Fifteen of the 20 major cities saw month-over-month prices improve in February. Atlanta, Chicago, Cleveland and Detroit fared worse, while Washington DC's rate remained unchanged.

While there might be pieces of good news in this report, such as some improvement in many annual rates of return, February 2012 data confirm that, broadly-speaking, home prices continued to decline in the early months of the year, David M. Blitzer, Chairman of the Index Committee at S&P Indices, said in a statement.

Housing has been a main drag on the economic recovery, as homeowners have struggled with foreclosures or mortgage burdens that far exceed the values of their homes.

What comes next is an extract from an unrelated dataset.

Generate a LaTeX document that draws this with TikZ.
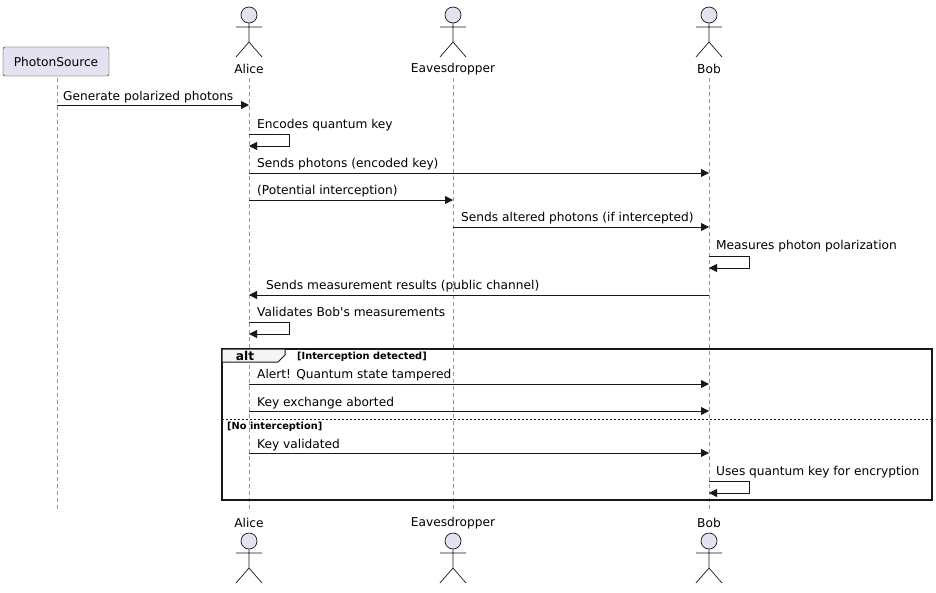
\documentclass[tikz,border=0pt]{standalone}
\usepackage{fontspec}
\setmainfont{DejaVu Sans}
\usetikzlibrary{arrows.meta}
\definecolor{actfill}{HTML}{E2E2F0}
\definecolor{ln}{HTML}{181818}
\begin{document}
\begin{tikzpicture}[x=1pt,y=-1pt,
  msg/.style={draw=ln,line width=0.8pt,-{Triangle[length=8pt,width=8pt,fill=ln]}},
  lbl/.style={anchor=base west,font=\fontsize{12.2}{14}\selectfont,inner sep=0pt},
  grd/.style={anchor=base west,font=\bfseries\fontsize{9.8}{11}\selectfont,inner sep=0pt},
  life/.style={draw=gray!80,dash pattern=on 4pt off 3pt,line width=0.7pt},
  act/.style={draw=ln,line width=0.7pt}]
\useasboundingbox (0,0) rectangle (936,592);
% lifelines
\foreach \n/\x in {P/57,A/249,E/453,B/709}{
  \coordinate (\n t) at (\x,78);
  \coordinate (\n b) at (\x,512);
  \draw[life] (\n t) -- (\n b);
}
% PhotonSource box
\node[draw=ln,fill=actfill,rounded corners=2pt,minimum width=106pt,minimum height=29pt,inner sep=0pt,font=\fontsize{12.2}{14}\selectfont] (ps) at (56,61.5) {PhotonSource};
% actors
\newcommand{\myactor}[2]{%
  \draw[act,fill=actfill] (#1,#2) circle (8);
  \draw[act] (#1,#2+8) -- (#1,#2+27) (#1-13,#2+12) -- (#1+13,#2+12)
    (#1-13,#2+42) -- (#1,#2+27) -- (#1+13,#2+42);
}
\foreach \x/\nm in {249/Alice,453/Eavesdropper,709/Bob}{
  \myactor{\x}{15}
  \node[font=\fontsize{12.2}{14}\selectfont] (top\nm) at (\x,69) {\nm};
  \myactor{\x}{541}
  \node[font=\fontsize{12.2}{14}\selectfont] (bot\nm) at (\x,523) {\nm};
}
% messages
\draw[msg] (57,105) -- (249,105); \node[lbl] at (63,100) {Generate polarized photons};
\draw[msg] (249,134) -- (289,134) -- (289,146) -- (249,146);
\node[lbl] at (257,128) {Encodes quantum key};
\draw[msg] (249,173) -- (709,173); \node[lbl] at (257,167) {Sends photons (encoded key)};
\draw[msg] (249,200) -- (453,200); \node[lbl] at (257,194) {(Potential interception)};
\draw[msg] (453,227) -- (709,227); \node[lbl] at (461,221) {Sends altered photons (if intercepted)};
\draw[msg] (709,256) -- (749,256) -- (749,268) -- (709,268);
\node[lbl] at (716,249) {Measures photon polarization};
\draw[msg] (709,295) -- (249,295); \node[lbl] at (266,289) {Sends measurement results (public channel)};
\draw[msg] (249,322) -- (289,322) -- (289,334) -- (249,334);
\node[lbl] at (257,316) {Validates Bob\textquotesingle s measurements};
% alt frame
\draw[draw=ln,line width=1.2pt] (222,349) rectangle (932,500);
\draw[draw=ln,line width=1pt,fill=gray!8] (222,349) -- (285,349) -- (285,355) -- (278,362) -- (222,362) -- cycle;
\node[font=\bfseries\fontsize{12.2}{14}\selectfont] at (245,355.5) {alt};
\node[grd] at (297,359) {[Interception detected]};
\draw[msg] (249,384) -- (709,384); \node[lbl] at (257,378) {Alert! Quantum state tampered};
\draw[msg] (249,411) -- (709,411); \node[lbl] at (257,406) {Key exchange aborted};
\draw[ln,dash pattern=on 2pt off 2pt,line width=0.8pt] (222,419) -- (932,419);
\node[grd] at (227,429) {[No interception]};
\draw[msg] (249,453) -- (709,453); \node[lbl] at (257,448) {Key validated};
\draw[msg] (709,481) -- (749,481) -- (749,493) -- (709,493);
\node[lbl] at (716,475) {Uses quantum key for encryption};
\end{tikzpicture}
\end{document}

Average home prices across the U.S. are back to the levels where they were in late 2002 for the 20-City Composite and to early 2003 levels for the 10-City Composite. Prices have hit new lows in the current housing cycle and are 35 percent lower than the peak of the market in 2006.

On a year-over-year basis, Atlanta continued to be one of the worst-performing markets, with a historically low 17.3 percent decline in prices compared to the previous year. This was the fifth consecutive month of double-digit negative returns for Atlanta and the lowest annual return in its 20-year history.

Five of the 20 major cities saw positive annual returns -- Denver, Detroit, Miami, Minneapolis and Phoenix. Phoenix, which is one of the cities that fared the worst during the crisis, has now posted two consecutive months of positive annual returns and five consecutive positive monthly returns. However, it is still down 54.2 percent from its peak.

While overall pricing fell during the past three months we regard the actual activity in the period to be a necessary first step toward a recovery, said John Tashjian, principal at Centurion Real Estate Partners in New York. Mortgage rates remaining low and individual homebuyers cautiously re-entering the market, replacing investors, are both healthy signs for the housing market.